A Small Country with Strategic Reach

For all its modest size, the Netherlands is deeply entangled in Europe’s machinery. Its economy hums not on flash but on function—Rotterdam moves more cargo than any other port on the continent, and Schiphol remains one of Europe’s busiest airports despite its compact footprint. This is a country that specializes in logistics, not spectacle.

Even in agriculture, it punches far above its weight. The Dutch are the second-largest exporters of food in the world—not because they have more land, but because they’ve turned greenhouses into microcosms of innovation. Vertical farms. Precision irrigation. Tomatoes as a systems problem.

In many ways, the Netherlands models what a 21st-century European country might need to become: efficient, collaborative, networked.


The Dutch Way of Managing People

Where many European cities have grown with sharp divides—between rich and poor, native and immigrant, center and periphery—the Dutch have long taken a more deliberate approach.

Social housing is spread throughout neighborhoods, not clustered at the margins. Bike lanes blur distinctions between banker and student. Even in cities, it’s hard to tell at a glance who is “struggling.” Poverty exists, of course, but the Dutch have a way of softening its edges, tucking it in plain sight. Not to erase it, but to integrate it.

You begin to realize that here, equality isn’t a slogan—it’s an infrastructure.

This, too, is a kind of European leadership. Quiet, systemic, harder to export than a headline.


A Shifting Political Wind

Still, no system is immune to strain. In recent years, the Netherlands—like much of Europe—has felt a political tug to the right. In the 2023 elections, the far-right PVV surged in popularity, fueled by concerns over immigration, housing shortages, and the rising cost of living.

It’s tempting to frame this as a backlash, a mirror of what’s happening in France, Italy, or Germany. But Dutch politics, like Dutch urban design, tends to favor coalitions. Compromise is the national habit. Even parties with sharp edges get smoothed down in the process of governing.

What’s more revealing is what voters are telling us: that even in a country known for order and prosperity, people feel that the center cannot hold forever. That even the best-designed systems begin to groan under pressure—of growth, of change, of complexity.


Europe in the Mirror

So where does the Netherlands stand in the grand experiment of the European Union?

It’s not one of the loud voices—like France, Germany, or Poland—but it plays its part with precision. Dutch diplomats are respected, Dutch finance ministers listened to. It is a model member state in many respects—deeply invested in trade, regulation, climate cooperation. But it’s also pragmatic, skeptical of romantic ideals. It prefers the contract to the vision statement.

You get the sense that the Netherlands doesn’t need Europe in the existential way that some countries do. But it sees the logic. It knows that in a world of shifting alliances, interdependence is the safer bet.

In short: it doesn’t ask Europe to inspire it. Just to work.


Living the Tension

To live here is to feel the paradox.
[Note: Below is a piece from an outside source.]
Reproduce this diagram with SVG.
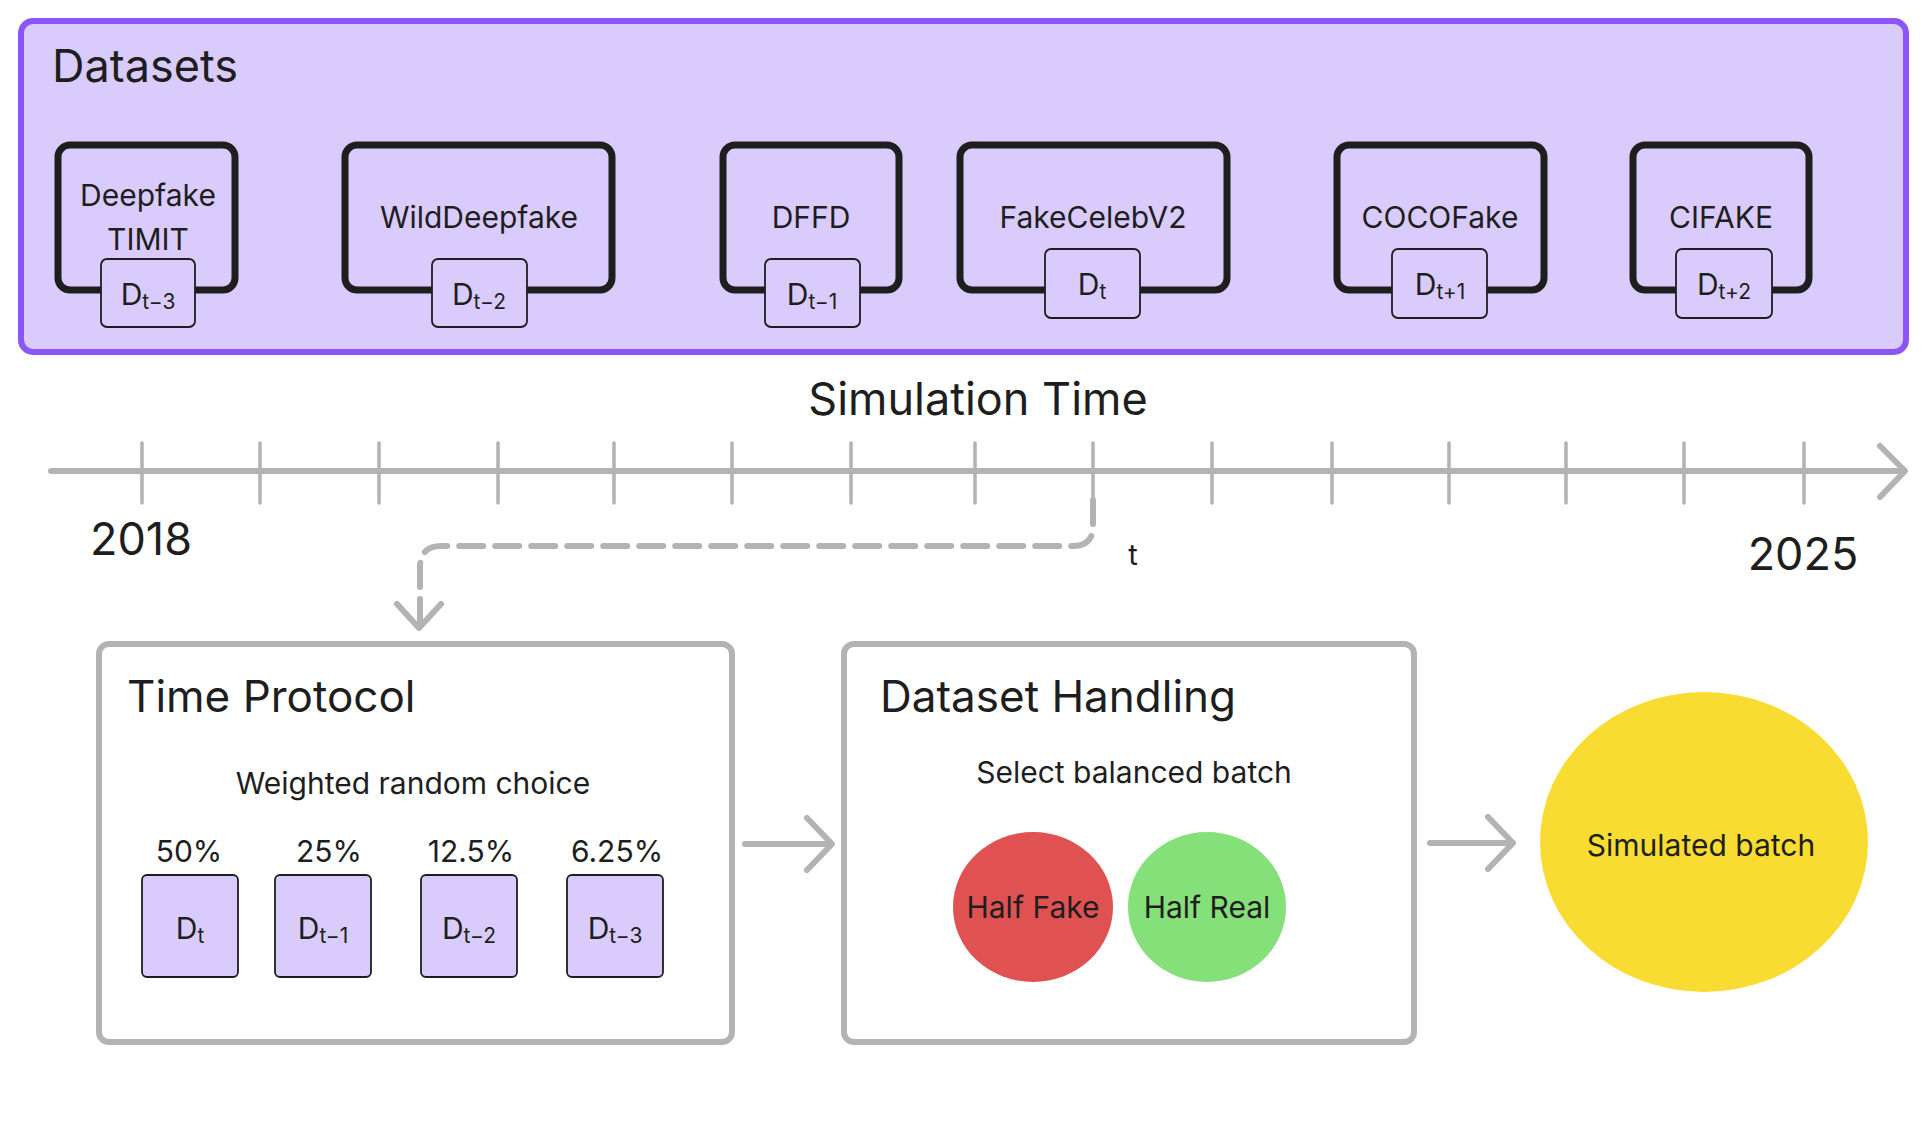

The Netherlands is deeply connected—by rail, by policy, by shared economic interest—to its neighbors. You can cross three countries before lunch if you time your trains right.
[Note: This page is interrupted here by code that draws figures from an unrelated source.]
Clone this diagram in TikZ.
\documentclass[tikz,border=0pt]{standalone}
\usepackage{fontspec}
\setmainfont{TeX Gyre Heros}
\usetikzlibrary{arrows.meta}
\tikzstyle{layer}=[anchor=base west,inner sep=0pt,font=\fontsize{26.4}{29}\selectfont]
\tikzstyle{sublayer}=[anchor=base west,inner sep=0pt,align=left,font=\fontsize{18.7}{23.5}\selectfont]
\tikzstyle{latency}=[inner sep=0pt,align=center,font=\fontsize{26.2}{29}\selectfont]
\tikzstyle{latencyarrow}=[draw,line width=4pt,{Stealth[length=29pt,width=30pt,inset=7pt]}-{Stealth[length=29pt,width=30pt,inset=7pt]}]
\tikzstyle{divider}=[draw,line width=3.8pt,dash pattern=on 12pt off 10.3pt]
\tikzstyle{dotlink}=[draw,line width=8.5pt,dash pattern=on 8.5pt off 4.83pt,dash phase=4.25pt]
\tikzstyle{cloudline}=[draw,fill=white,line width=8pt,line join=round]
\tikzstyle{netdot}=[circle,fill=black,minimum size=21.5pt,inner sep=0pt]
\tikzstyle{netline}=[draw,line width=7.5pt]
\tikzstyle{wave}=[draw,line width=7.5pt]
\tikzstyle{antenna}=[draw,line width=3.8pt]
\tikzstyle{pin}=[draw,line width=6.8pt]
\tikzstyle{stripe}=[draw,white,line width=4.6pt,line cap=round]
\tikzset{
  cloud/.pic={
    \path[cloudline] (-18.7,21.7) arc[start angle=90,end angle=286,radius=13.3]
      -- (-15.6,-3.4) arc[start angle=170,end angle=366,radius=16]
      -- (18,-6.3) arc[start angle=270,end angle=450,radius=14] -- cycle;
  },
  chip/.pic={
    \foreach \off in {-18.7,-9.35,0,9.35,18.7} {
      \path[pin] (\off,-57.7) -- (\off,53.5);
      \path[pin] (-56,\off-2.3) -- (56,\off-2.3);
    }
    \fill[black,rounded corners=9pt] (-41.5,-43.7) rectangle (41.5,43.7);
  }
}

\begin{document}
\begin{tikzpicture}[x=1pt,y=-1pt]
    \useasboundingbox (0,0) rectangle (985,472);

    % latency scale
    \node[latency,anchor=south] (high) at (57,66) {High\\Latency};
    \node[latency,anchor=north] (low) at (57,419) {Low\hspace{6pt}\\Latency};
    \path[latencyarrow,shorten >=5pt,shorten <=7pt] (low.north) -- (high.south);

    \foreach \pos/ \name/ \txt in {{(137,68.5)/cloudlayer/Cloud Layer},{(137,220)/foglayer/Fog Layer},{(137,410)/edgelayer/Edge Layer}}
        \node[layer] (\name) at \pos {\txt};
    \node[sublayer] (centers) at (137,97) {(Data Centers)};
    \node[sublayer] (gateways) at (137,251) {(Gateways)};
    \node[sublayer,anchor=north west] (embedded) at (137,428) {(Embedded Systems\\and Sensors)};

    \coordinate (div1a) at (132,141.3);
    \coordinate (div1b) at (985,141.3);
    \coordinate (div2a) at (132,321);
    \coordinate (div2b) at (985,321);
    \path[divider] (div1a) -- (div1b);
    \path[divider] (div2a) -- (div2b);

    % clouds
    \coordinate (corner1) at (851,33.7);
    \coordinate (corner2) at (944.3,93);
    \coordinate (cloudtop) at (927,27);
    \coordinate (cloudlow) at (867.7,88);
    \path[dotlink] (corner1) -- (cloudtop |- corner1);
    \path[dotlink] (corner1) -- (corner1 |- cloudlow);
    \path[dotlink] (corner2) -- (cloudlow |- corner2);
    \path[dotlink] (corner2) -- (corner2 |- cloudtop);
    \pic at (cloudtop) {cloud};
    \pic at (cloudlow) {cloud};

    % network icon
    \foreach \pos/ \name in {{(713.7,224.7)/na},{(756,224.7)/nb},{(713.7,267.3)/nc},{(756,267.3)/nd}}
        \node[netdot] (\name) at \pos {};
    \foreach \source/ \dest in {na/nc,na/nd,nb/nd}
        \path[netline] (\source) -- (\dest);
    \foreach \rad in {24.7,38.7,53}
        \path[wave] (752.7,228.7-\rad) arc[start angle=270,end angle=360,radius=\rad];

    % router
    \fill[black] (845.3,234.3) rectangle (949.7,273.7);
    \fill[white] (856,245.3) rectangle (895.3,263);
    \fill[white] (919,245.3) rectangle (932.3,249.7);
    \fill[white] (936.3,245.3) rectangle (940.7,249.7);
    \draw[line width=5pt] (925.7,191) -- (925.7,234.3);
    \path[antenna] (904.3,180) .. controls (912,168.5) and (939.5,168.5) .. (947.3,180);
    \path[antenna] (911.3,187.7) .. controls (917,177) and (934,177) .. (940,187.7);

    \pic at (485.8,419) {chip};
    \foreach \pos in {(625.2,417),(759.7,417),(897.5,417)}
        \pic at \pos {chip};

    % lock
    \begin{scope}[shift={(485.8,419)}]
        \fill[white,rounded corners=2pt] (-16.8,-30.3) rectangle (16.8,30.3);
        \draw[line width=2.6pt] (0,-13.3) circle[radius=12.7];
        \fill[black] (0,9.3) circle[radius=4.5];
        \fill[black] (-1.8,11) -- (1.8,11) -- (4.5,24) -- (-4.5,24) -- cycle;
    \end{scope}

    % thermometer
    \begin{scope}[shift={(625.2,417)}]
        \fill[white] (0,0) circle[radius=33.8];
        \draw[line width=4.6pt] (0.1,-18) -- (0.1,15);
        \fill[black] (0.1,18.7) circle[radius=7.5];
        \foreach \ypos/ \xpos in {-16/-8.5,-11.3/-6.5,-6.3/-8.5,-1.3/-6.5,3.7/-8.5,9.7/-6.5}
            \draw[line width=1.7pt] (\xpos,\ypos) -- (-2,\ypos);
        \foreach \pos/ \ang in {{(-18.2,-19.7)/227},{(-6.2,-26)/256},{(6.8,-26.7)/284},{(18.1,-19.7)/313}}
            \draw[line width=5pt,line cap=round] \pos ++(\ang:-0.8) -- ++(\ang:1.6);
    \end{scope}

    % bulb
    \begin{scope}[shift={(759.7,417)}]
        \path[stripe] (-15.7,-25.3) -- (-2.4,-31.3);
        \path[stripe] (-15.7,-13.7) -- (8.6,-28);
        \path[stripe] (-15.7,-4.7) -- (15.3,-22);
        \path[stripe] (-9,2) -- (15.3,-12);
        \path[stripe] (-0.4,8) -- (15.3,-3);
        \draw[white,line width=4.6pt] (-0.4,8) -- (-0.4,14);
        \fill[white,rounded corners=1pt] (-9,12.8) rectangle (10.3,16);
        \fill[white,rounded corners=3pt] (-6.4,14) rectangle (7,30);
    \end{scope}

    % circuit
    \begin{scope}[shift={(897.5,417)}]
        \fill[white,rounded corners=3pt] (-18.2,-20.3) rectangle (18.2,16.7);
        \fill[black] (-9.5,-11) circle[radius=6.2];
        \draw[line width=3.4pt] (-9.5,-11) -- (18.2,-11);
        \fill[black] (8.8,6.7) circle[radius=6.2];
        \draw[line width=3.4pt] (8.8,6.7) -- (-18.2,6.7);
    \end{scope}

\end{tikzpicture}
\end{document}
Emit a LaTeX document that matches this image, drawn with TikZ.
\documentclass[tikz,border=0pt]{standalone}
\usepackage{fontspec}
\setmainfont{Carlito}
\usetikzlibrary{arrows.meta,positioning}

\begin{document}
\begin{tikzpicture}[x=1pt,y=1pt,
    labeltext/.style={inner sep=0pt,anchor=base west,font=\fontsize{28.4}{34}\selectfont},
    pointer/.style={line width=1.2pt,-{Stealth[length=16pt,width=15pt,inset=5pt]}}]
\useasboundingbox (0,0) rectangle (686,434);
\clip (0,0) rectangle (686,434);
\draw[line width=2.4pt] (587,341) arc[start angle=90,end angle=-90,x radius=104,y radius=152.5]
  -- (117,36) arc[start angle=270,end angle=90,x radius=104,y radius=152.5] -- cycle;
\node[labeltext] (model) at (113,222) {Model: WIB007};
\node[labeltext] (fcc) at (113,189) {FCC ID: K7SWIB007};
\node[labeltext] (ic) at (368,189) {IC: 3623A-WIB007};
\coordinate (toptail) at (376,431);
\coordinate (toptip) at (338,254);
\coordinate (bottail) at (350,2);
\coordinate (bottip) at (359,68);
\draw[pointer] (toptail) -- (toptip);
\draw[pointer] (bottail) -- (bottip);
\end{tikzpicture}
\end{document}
And yet, there’s a self-contained quality to Dutch life. A trust in the familiar. A preference for the manageable.

It’s a country that doesn’t aspire to lead Europe’s soul, but quietly undergirds its structure.
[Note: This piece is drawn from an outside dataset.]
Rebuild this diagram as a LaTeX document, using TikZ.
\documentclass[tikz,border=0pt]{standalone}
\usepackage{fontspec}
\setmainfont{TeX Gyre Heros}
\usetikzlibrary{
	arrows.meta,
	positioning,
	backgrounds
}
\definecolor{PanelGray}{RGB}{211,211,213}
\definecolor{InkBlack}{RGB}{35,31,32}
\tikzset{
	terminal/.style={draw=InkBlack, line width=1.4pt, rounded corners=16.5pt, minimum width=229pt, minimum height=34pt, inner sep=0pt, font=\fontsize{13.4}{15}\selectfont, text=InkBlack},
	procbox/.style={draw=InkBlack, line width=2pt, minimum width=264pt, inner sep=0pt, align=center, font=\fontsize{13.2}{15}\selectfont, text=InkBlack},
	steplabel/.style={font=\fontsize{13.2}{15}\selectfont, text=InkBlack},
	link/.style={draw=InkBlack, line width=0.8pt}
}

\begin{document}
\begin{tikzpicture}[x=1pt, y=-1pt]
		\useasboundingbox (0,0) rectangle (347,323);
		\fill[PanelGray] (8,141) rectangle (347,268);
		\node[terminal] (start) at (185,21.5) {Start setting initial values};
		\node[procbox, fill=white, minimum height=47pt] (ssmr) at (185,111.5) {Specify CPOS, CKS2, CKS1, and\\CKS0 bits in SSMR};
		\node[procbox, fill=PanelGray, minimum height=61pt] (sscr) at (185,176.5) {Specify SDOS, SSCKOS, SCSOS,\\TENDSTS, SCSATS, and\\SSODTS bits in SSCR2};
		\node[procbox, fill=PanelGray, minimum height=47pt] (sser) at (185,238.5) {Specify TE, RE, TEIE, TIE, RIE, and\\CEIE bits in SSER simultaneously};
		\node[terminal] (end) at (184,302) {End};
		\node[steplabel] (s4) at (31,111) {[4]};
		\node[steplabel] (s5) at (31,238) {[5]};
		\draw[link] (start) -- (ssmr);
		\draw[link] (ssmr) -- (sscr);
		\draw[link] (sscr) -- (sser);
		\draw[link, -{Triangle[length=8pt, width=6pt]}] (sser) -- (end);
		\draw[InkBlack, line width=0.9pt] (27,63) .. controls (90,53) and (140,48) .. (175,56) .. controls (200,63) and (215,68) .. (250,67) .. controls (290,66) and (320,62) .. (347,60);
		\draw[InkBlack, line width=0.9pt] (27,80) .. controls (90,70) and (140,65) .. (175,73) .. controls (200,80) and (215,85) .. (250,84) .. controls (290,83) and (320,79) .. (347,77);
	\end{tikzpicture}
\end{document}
Conclusion: A Country that Moves Like Water

For centuries, the Dutch have lived with water on all sides. They’ve mastered the art of containment without delusion. That mindset—adaptive, engineering-minded, emotionally restrained—is alive in the way they navigate Europe too.

Not quite central, never peripheral. Always flowing. Never static.

In the story of Europe, the Netherlands may not be the protagonist. But without it, the whole structure begins to leak.